Question

For a cell reaction, $ A(s) + B^{2+}(aq) \rightarrow A^{2+}(aq) + B(s) $; the standard emf of the cell is 0.295 V at 25°C. The equilibrium constant at 25°C will be

• A. \( 1 \times 10^{10} \)
• B. \( 10 \)
• C. \( 2.95 \times 10^{-2} \)
• D. \( 2.95 \times 10^{-10} \)

Hint:

The Nernst equation allows you to calculate the equilibrium constant from the standard emf, and vice versa. It's useful for electrochemical reactions.

Answer 1

The Correct Option is A

To find the equilibrium constant (\( K_{eq} \)) for the given cell reaction at 25°C, we use the relationship given by the Nernst equation and the expression for the equilibrium constant:
The equation that relates the standard electromotive force (\( E^\circ \)) of the cell and the equilibrium constant is given by:

\( E^\circ = \frac{RT}{nF} \ln K_{eq} \)

Where:

• \( R \) is the universal gas constant, which is 8.314 J/mol·K.
• \( T \) is the temperature in Kelvin, which is 298 K at 25°C.
• \( n \) is the number of moles of electrons exchanged in the reaction.
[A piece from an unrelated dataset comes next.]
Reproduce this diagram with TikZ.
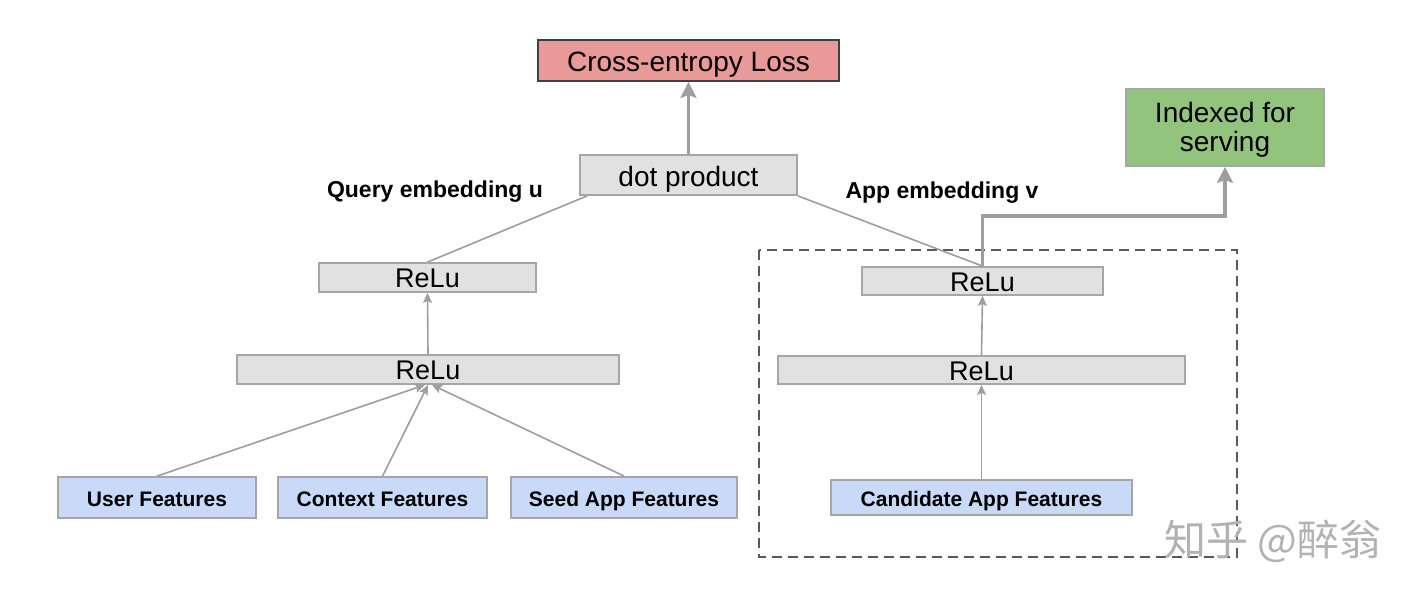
\documentclass[tikz,border=0pt]{standalone}
\usepackage{fontspec}
\setmainfont{Liberation Sans}
\newfontfamily\cjk{Noto Sans CJK SC}
\usetikzlibrary{arrows.meta}
\definecolor{lossfill}{HTML}{EA9999}
\definecolor{greenfill}{HTML}{93C47D}
\definecolor{grayfill}{HTML}{E1E1E1}
\definecolor{bluefill}{HTML}{C9DAF8}
\definecolor{edgegray}{HTML}{9E9E9E}
\definecolor{boxborder}{HTML}{A6A6A6}
\tikzset{
  basebox/.style={draw=boxborder, line width=0.9pt, inner sep=0pt, align=center},
  grbox/.style={basebox, fill=grayfill},
  featbox/.style={basebox, fill=bluefill, font=\fontsize{10.5}{12}\selectfont\bfseries, text height=9pt, text depth=0pt},
  bigtxt/.style={font=\fontsize{14}{16}\selectfont, text height=11.3pt, text depth=0pt},
  relutxt/.style={font=\fontsize{13.5}{15}\selectfont, text height=10.2pt, text depth=0pt},
  thinarrow/.style={draw=edgegray, line width=0.8pt, -{Stealth[length=5pt,width=4.5pt,inset=1pt]}},
  thinline/.style={draw=edgegray, line width=0.8pt},
  thickarrow/.style={draw=edgegray, line width=1.8pt, -{Stealth[length=8pt,width=8pt,inset=1.5pt]}},
  emblabel/.style={font=\fontsize{11.5}{13}\selectfont\bfseries, text height=8.2pt, text depth=0pt},
}
\begin{document}
\begin{tikzpicture}[x=0.5pt,y=-0.5pt]
\useasboundingbox[fill=white] (0,0) rectangle (1422,600);
% dashed group
\draw[dashed, draw=black!65, line width=0.8pt, dash pattern=on 5pt off 3pt] (759,250) rectangle (1237,557);
% nodes
\node[basebox, fill=lossfill, draw=black!75, bigtxt, minimum width=150.5pt, minimum height=20.5pt] (loss) at (688.5,60.5) {Cross-entropy Loss};
\node[grbox, bigtxt, minimum width=108.5pt, minimum height=20pt] (dot) at (688.5,175) {dot product};
\node[basebox, fill=greenfill, font=\fontsize{14}{15.5}\selectfont, text height=24pt, text depth=0pt, minimum width=99pt, minimum height=38.5pt] (idx) at (1225,127.5) {\shortstack{Indexed for\\[1pt]serving}};
\node[grbox, relutxt, minimum width=108.5pt, minimum height=14.5pt] (reluLb) at (427.5,277.5) {ReLu};
\node[grbox, relutxt, minimum width=191pt, minimum height=14.5pt] (reluLa) at (428,369.5) {ReLu};
\node[grbox, relutxt, minimum width=120.5pt, minimum height=14pt] (reluRb) at (982.5,281) {ReLu};
\node[grbox, relutxt, minimum width=203.5pt, minimum height=14pt] (reluRa) at (981.5,370) {ReLu};
\node[featbox, minimum width=99pt, minimum height=20.5pt] (user) at (157,497.5) {User Features};
\node[featbox, minimum width=104.5pt, minimum height=20.5pt] (ctx) at (382.5,497.5) {Context Features};
\node[featbox, minimum width=113pt, minimum height=20.5pt] (seed) at (624,497.5) {Seed App Features};
\node[featbox, minimum width=150.5pt, minimum height=17.5pt] (cand) at (981.5,497.5) {Candidate App Features};
\node[emblabel] (qlab) at (435,189) {Query embedding u};
\node[emblabel] (alab) at (942,190) {App embedding v};
\node[font=\cjk\fontsize{21}{23}\selectfont, text=black!30] (wm) at (1273,541) {知乎 @醉翁};
% connectors
\draw[thickarrow] (dot.north) -- (loss.south);
\draw[thinline] ([xshift=4pt]dot.south west) -- (reluLb.north);
\draw[thinline] (dot.south east) -- (reluRb.north);
\coordinate (turn) at (982.5,216);
\draw[thickarrow] (reluRb.north) -- (turn) -| (idx.south);
\draw[thinarrow] (reluLa.north) -- (reluLb.south);
\draw[thinarrow] (user.north) -- ([xshift=-1.5pt]reluLa.south);
\draw[thinarrow] (ctx.north) -- (reluLa.south);
\draw[thinarrow] (seed.north) -- ([xshift=2pt]reluLa.south);
\draw[thinarrow] (cand.north) -- (reluRa.south);
\draw[thinarrow] (reluRa.north) -- (reluRb.south);
\end{tikzpicture}
\end{document}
For this reaction, \( n = 2 \) as each A and B undergoes a change of +2 and -2 oxidation states, respectively.
• \( F \) is the Faraday constant, which is 96485 C/mol.
• \( E^\circ = 0.295 \) V (given).

Rearranging gives:

\( \ln K_{eq} = \frac{nFE^\circ}{RT} \)

Substituting the known values:

\( \ln K_{eq} = \frac{2 \times 96485 \times 0.295}{8.314 \times 298} \)

Calculating:

\( \ln K_{eq} \approx 23.026 \)

Thus, \( K_{eq} \) is:

\( K_{eq} = e^{23.026} \)

\( K_{eq} \approx 1 \times 10^{10} \)

The correct equilibrium constant at 25°C is \( 1 \times 10^{10} \).

Answer 2

To determine the equilibrium constant (\( K \)) from the standard electromotive force (\( E^\circ \)) of the cell reaction \( A(s) + B^{2+}(aq) \rightarrow A^{2+}(aq) + B(s) \), we can use the Nernst equation at standard conditions, which relates these quantities:
\[ E^\circ = \frac{RT}{nF} \ln K \]
Where:

• \( R \) is the universal gas constant, \( 8.314 \, \text{J mol}^{-1} \text{K}^{-1} \)
• \( T \) is the temperature in Kelvin, \( 298 \, \text{K} \)
• \( n \) is the number of moles of electrons transferred in the reaction
• \( F \) is Faraday's constant, \( 96485 \, \text{C mol}^{-1} \)
• \( E^\circ = 0.295 \, \text{V} \)

For this reaction, \( n = 2 \) since there is a transfer of 2 electrons. Thus, substituting the values in:
\[ 0.295 = \frac{(8.314 \times 298)}{(2 \times 96485)} \ln K \]
We solve for \( \ln K \) as follows:
\[ \ln K = \frac{0.295 \times 2 \times 96485}{8.314 \times 298} \]
This simplifies to:
\[ \ln K \approx 23.026 \]
Taking the exponential of both sides, we find:
\[ K = e^{23.026} \approx 1 \times 10^{10} \]
Thus, the equilibrium constant \( K \) is \( 1 \times 10^{10} \).